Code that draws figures

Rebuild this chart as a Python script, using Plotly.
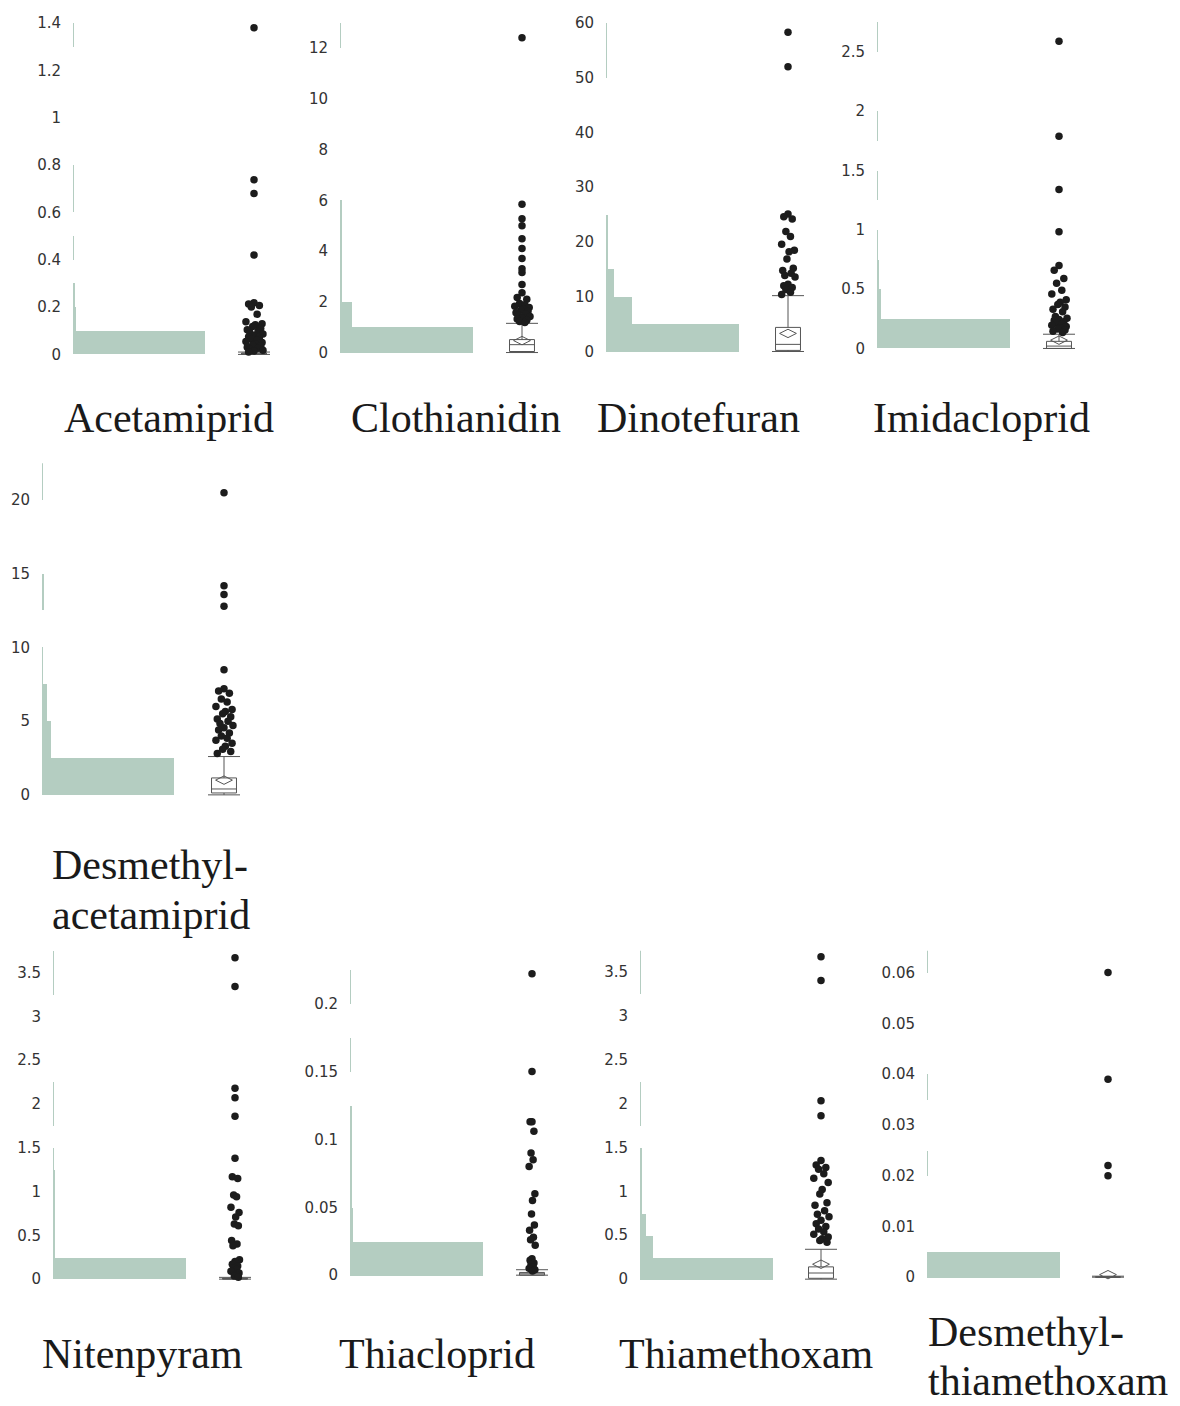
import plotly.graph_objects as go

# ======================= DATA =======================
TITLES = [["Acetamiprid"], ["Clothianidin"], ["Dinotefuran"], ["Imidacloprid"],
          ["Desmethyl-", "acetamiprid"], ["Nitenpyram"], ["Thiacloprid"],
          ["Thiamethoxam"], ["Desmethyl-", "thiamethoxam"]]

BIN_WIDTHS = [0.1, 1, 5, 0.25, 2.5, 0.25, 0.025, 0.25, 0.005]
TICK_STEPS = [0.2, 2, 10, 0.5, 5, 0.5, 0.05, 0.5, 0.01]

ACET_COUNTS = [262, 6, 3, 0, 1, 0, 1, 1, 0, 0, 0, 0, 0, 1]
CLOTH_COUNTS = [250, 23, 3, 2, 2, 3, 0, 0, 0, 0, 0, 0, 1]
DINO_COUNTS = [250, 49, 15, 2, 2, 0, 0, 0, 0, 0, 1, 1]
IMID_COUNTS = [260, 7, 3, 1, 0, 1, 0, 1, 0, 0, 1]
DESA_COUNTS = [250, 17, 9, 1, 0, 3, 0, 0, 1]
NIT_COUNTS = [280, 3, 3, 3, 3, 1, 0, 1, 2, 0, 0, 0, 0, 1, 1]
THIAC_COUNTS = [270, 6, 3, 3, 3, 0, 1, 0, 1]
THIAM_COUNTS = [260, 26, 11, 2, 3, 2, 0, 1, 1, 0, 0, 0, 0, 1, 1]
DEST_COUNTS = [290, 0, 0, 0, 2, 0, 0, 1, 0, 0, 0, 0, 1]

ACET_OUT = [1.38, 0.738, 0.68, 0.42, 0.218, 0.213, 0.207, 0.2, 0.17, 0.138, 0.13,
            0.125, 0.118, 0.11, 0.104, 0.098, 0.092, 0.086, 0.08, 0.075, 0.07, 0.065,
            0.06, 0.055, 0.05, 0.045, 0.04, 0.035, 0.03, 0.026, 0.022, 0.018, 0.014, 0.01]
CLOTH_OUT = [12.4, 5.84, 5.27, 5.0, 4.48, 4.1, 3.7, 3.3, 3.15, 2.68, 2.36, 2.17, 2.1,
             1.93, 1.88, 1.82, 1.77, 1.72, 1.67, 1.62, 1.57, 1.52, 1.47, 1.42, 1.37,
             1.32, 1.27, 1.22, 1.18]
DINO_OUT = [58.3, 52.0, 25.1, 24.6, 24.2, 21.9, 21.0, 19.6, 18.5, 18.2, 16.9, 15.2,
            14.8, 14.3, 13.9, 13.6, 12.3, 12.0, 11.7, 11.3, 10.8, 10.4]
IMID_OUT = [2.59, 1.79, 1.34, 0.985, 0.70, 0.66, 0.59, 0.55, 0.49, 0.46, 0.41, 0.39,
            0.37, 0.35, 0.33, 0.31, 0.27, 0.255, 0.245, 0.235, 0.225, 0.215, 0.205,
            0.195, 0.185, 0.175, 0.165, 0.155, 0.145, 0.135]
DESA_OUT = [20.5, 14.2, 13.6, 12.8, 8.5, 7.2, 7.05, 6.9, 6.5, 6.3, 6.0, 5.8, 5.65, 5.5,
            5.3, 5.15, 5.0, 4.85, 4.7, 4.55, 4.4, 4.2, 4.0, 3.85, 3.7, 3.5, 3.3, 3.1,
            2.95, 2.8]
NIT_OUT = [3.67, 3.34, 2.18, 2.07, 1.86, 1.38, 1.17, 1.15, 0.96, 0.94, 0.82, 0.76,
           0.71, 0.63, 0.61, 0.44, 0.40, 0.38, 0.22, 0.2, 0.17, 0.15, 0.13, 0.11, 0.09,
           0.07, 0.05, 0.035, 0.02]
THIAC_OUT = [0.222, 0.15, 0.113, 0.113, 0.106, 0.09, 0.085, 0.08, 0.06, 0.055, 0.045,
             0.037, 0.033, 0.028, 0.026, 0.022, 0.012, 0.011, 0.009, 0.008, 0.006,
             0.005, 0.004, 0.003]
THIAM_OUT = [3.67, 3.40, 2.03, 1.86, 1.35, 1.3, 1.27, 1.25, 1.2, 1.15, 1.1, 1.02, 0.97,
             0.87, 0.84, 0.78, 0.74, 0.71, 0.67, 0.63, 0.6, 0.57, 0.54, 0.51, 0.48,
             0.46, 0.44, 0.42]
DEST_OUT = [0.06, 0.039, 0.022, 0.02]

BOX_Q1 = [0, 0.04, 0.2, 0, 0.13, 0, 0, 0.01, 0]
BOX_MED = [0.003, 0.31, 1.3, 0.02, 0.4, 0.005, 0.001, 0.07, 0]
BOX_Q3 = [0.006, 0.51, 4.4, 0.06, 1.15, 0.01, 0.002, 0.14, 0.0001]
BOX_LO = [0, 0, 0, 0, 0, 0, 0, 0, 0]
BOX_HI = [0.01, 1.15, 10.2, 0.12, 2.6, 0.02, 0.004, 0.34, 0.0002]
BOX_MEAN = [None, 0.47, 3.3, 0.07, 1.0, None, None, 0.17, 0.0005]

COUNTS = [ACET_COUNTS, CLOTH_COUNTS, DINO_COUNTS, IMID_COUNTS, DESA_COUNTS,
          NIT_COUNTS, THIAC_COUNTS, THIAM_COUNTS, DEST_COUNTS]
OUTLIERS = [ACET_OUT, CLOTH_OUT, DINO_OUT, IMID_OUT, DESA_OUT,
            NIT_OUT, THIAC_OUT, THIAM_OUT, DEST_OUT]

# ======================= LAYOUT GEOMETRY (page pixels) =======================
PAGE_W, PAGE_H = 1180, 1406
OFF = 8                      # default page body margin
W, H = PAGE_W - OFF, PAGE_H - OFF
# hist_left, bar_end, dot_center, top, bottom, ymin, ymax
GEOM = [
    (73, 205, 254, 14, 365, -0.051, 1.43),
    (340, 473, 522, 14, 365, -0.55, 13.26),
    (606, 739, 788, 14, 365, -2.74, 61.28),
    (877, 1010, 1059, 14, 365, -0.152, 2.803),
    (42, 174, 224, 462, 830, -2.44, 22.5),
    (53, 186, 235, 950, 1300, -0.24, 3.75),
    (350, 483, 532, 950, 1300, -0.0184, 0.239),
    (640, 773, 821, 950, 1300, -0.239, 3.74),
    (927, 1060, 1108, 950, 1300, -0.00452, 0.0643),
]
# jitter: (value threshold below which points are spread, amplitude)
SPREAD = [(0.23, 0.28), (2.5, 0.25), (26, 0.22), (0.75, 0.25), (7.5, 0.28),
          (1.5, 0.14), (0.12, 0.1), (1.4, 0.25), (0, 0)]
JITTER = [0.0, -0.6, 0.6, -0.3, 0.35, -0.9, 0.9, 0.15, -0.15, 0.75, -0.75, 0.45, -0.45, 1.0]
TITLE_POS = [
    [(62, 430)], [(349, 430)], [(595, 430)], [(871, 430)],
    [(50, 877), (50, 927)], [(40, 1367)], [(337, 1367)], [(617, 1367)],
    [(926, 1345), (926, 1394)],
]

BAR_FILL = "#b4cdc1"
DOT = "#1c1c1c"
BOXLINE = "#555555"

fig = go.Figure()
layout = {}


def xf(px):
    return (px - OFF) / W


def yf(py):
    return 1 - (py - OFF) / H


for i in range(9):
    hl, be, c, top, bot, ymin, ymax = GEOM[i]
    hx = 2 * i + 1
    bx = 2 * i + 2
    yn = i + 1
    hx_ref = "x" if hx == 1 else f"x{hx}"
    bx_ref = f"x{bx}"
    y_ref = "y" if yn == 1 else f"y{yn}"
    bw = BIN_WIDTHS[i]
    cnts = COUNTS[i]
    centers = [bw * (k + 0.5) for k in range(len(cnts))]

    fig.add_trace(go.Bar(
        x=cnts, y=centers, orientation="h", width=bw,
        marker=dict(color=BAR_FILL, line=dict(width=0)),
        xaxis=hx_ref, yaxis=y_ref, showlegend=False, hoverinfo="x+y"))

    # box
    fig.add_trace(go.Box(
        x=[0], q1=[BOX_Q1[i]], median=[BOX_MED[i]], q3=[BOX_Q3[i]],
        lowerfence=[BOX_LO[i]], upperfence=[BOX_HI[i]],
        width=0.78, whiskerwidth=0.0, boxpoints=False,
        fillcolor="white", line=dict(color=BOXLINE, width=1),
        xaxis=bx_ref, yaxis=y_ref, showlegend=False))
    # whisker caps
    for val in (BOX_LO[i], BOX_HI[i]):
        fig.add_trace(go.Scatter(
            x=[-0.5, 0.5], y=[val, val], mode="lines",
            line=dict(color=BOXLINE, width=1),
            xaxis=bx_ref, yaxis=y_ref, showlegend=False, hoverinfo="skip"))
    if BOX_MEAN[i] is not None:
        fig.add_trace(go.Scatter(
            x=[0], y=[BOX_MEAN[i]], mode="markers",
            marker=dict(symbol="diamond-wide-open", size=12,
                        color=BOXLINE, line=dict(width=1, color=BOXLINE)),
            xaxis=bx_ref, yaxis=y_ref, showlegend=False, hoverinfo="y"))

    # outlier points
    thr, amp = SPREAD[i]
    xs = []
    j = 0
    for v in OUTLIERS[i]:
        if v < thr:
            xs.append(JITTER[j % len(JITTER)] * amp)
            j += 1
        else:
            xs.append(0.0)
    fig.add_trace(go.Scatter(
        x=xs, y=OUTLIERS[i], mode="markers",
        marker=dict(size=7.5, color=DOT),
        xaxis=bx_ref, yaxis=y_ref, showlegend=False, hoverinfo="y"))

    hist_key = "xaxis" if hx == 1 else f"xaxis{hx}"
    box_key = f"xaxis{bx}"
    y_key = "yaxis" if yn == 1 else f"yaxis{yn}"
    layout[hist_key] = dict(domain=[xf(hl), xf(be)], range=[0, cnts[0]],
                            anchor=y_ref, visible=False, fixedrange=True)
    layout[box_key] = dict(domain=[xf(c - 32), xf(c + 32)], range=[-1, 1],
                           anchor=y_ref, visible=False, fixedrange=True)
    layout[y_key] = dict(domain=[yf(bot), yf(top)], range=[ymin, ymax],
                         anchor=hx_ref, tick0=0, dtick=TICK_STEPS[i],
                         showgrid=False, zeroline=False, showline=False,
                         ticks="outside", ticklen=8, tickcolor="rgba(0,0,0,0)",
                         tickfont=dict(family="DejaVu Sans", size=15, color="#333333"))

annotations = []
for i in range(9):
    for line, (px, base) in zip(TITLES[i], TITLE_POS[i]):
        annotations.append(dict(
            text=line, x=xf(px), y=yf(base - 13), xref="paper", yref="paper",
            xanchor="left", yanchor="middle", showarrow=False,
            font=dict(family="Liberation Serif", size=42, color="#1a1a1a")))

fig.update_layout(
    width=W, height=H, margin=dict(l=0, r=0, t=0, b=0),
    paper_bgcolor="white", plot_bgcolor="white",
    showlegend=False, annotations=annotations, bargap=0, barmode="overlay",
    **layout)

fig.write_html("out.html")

---

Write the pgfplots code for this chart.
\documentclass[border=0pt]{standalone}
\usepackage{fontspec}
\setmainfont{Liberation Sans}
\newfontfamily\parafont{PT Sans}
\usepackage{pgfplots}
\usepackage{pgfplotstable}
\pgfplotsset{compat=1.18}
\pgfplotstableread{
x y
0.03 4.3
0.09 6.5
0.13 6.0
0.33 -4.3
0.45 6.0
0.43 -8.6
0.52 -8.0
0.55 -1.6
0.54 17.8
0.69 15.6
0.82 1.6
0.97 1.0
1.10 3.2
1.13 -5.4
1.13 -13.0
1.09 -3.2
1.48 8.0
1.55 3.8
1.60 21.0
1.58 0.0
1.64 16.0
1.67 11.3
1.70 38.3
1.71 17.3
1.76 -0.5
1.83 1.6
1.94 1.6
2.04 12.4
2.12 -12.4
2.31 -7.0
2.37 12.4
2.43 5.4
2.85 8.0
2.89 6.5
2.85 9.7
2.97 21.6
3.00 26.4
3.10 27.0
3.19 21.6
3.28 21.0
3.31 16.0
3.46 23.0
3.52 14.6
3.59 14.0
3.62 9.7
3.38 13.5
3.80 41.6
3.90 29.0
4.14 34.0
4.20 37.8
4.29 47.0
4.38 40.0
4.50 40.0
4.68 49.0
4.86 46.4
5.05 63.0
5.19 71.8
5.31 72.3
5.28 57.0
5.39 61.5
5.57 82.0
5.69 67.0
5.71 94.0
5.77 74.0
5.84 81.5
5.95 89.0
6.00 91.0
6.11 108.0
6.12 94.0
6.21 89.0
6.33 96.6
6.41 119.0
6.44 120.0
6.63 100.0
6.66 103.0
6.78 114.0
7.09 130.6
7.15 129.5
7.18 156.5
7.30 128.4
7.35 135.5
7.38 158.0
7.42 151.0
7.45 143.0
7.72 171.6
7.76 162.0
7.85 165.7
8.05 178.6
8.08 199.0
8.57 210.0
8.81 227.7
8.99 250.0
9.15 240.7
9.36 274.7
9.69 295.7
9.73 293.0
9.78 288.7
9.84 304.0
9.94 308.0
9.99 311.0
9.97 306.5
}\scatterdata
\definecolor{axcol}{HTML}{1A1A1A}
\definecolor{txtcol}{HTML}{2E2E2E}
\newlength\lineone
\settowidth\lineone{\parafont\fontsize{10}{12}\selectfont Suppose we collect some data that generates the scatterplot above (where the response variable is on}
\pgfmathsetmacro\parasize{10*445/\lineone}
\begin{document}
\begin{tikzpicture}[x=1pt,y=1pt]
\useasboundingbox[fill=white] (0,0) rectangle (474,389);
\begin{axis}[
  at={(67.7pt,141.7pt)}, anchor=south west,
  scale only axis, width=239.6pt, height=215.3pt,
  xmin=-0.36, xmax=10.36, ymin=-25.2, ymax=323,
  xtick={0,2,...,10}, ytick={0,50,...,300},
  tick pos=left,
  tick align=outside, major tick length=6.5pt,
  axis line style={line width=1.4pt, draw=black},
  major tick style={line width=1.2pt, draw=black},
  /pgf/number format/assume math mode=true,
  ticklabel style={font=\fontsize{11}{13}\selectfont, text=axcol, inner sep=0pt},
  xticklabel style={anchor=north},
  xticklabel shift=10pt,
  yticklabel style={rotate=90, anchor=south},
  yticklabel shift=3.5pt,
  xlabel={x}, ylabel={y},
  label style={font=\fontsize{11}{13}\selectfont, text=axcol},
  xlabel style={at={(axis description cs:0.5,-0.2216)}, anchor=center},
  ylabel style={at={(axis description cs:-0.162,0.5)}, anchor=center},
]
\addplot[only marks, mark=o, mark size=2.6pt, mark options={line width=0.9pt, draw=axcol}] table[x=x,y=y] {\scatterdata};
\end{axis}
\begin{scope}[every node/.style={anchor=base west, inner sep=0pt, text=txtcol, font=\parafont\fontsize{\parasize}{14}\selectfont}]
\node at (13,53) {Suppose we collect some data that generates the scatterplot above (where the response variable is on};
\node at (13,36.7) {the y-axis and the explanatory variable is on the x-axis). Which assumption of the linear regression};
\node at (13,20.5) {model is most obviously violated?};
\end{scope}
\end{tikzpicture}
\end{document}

*TASK TO CARRY OUT*
From the records above, extract the lines from the one holding "Rebuild this chart" through the one holding "TICK_STEPS = [0.2, 2, 10, 0.5, 5, 0.5, 0.05, 0.5, 0.01]", word for word; omit the pictures.

*CORRECT RESULT*
Rebuild this chart as a Python script, using Plotly.
import plotly.graph_objects as go

# ======================= DATA =======================
TITLES = [["Acetamiprid"], ["Clothianidin"], ["Dinotefuran"], ["Imidacloprid"],
          ["Desmethyl-", "acetamiprid"], ["Nitenpyram"], ["Thiacloprid"],
          ["Thiamethoxam"], ["Desmethyl-", "thiamethoxam"]]

BIN_WIDTHS = [0.1, 1, 5, 0.25, 2.5, 0.25, 0.025, 0.25, 0.005]
TICK_STEPS = [0.2, 2, 10, 0.5, 5, 0.5, 0.05, 0.5, 0.01]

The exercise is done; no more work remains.